I’ll dive into some other adjustments next time…but right now I have to go return some rugs. For real.

11 Comments

  • I LOVE that you’re sharing all of this and I will be following along. What an experience – albeit it at times super icky and stressful!! I’m sure you’ll hang in there and your house will be a home in not time!!

    • Thank you Jen! Things are starting to turn around and our house is becoming a home! We all sat around the table the other night and it felt good! We don’t have chairs for the dining table yet so two of us were on stools – but we’ll get there!

  • I really enjoyed this piece! I love your blog and have been following your adventures for about two months now. I found it while researching our own move to CR (lots of helpful info). Your fascination for your newly adopted city shines through and once these inconveniences are taken care of I’m sure there will be more rosé to come!

    • Thanks Debra! I love Barcelona, it is a fantastic city so I won’t let any of this take that away!
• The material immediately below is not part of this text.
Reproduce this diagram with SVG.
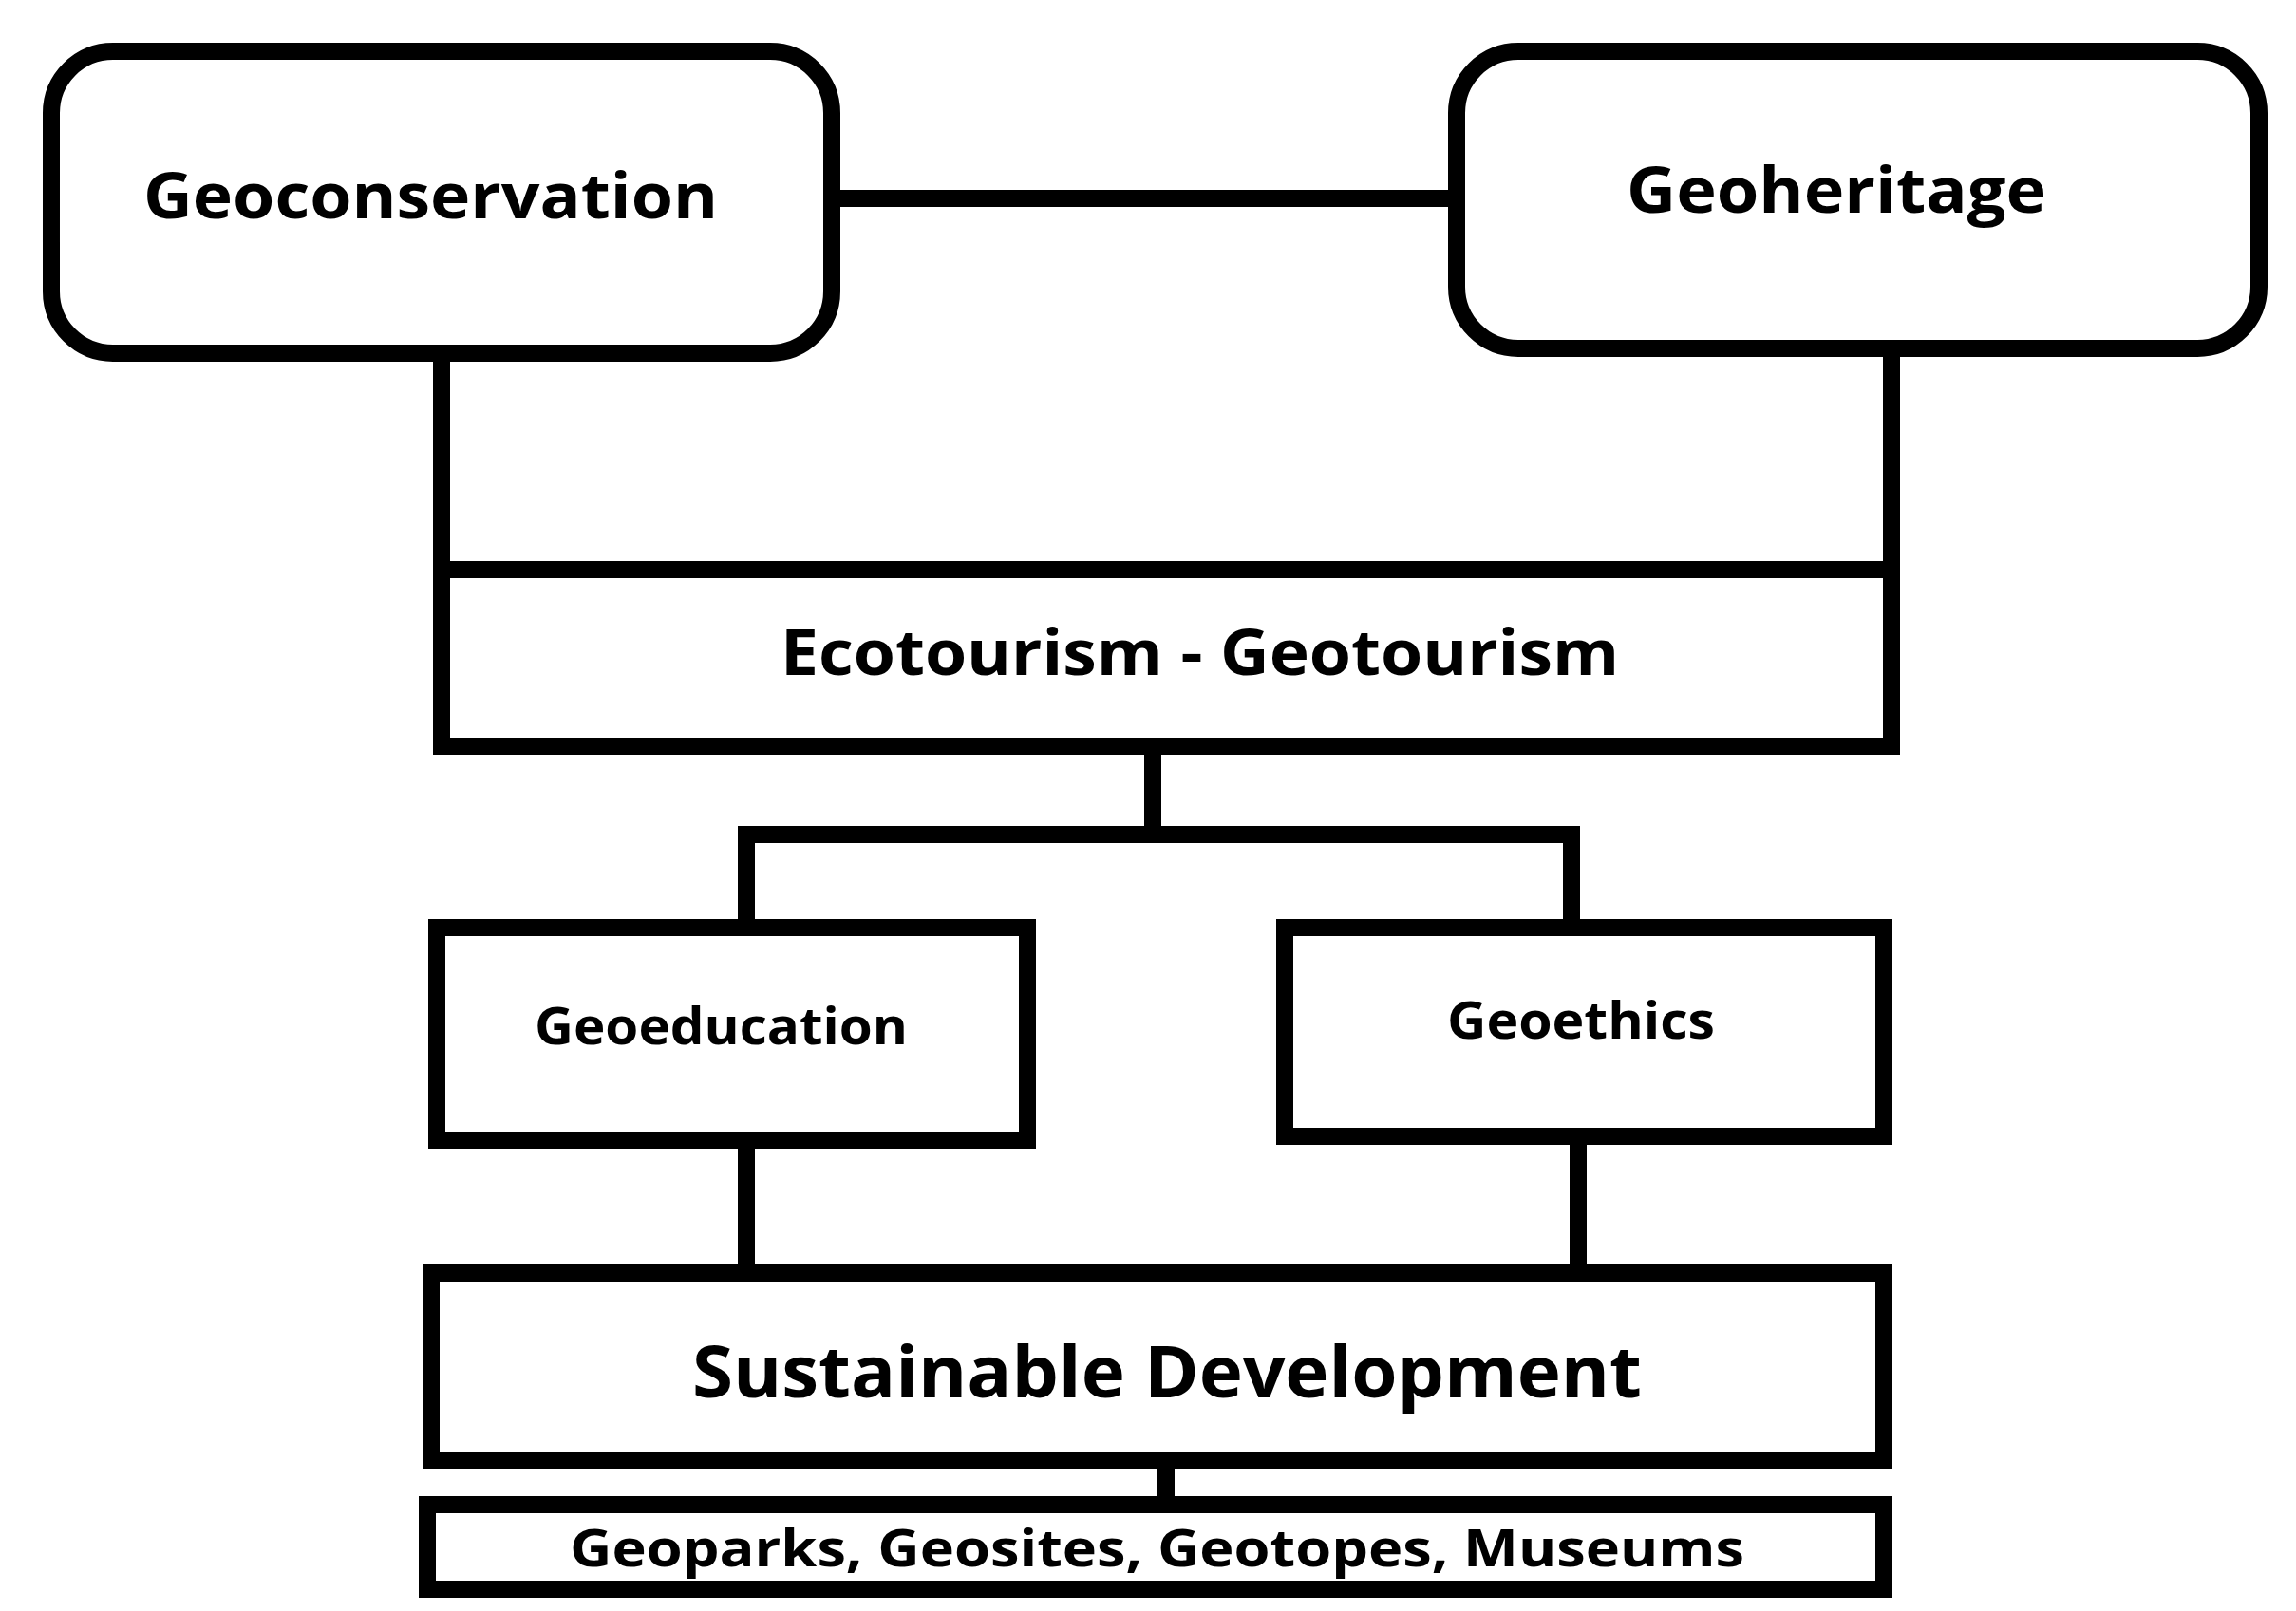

Good luck on your move to Costa Rica, let me know if I can help at all. It is a magical place 🙂

    • Thanks! I actually would love the contact info for your CR realtor. We are heading down in Jan for a little recon – visiting schools and trying to decide where exactly in the Tamarindo area we want to be. We know the area a little from previous trips but have never had the need to consider housing before. Excited for the move but so much to do!

    • Randy Toltz is our realtor in Costa Rica 🙂 I believe he is with Coldwell Banker now. http://www.adjustyourlatitude.com/ Good luck with the move!

    • Muchas gracias!

  • […] HELLO. I just moved my entire family to another country, do you have any idea how crazy and stressful that is?  The kids do nothing to plan and prepare or pack for that matter. They just get to wake up in a beautiful new city, well rested and gleefully Snapchatting with all their friends. They don’t have to figure out how to get a bank account, a washer and dryer delivered or the internet installed. They get to sleep in, watch movies, go to brunch and eat pastries all day. (Moving to Spain it’s not Rosé all day!) […]

  • […] reading: Inma’s post: Reasons why it might be time to pack up and move. Andrea’s post: Moving to Spain – it’s not Rosé all day! My posts from last year: Nomadic lifestyle gone wrong: we went after global adventures and ended up […]

  • It’s the same in France about realtors only showing you their listings. There’s no centralized MLS or similar like there is in the US where you can work with one agent who then gets access to all the properties. And don’t even get me started with the bedding. I bought some weird long thing once by accident (like a double pillow roll) when all I wanted was a pillow case. Learned that vocab real quick hahah. I enjoyed reading about your experience and hope you’ve gotten settled!

    • Thanks Diane! We are a lot more settled now! Barcelona is really starting o feel like home now 🙂 I guess with any major move there is always some bumps in the road and a learning curve too. I hope life in France is treating you well!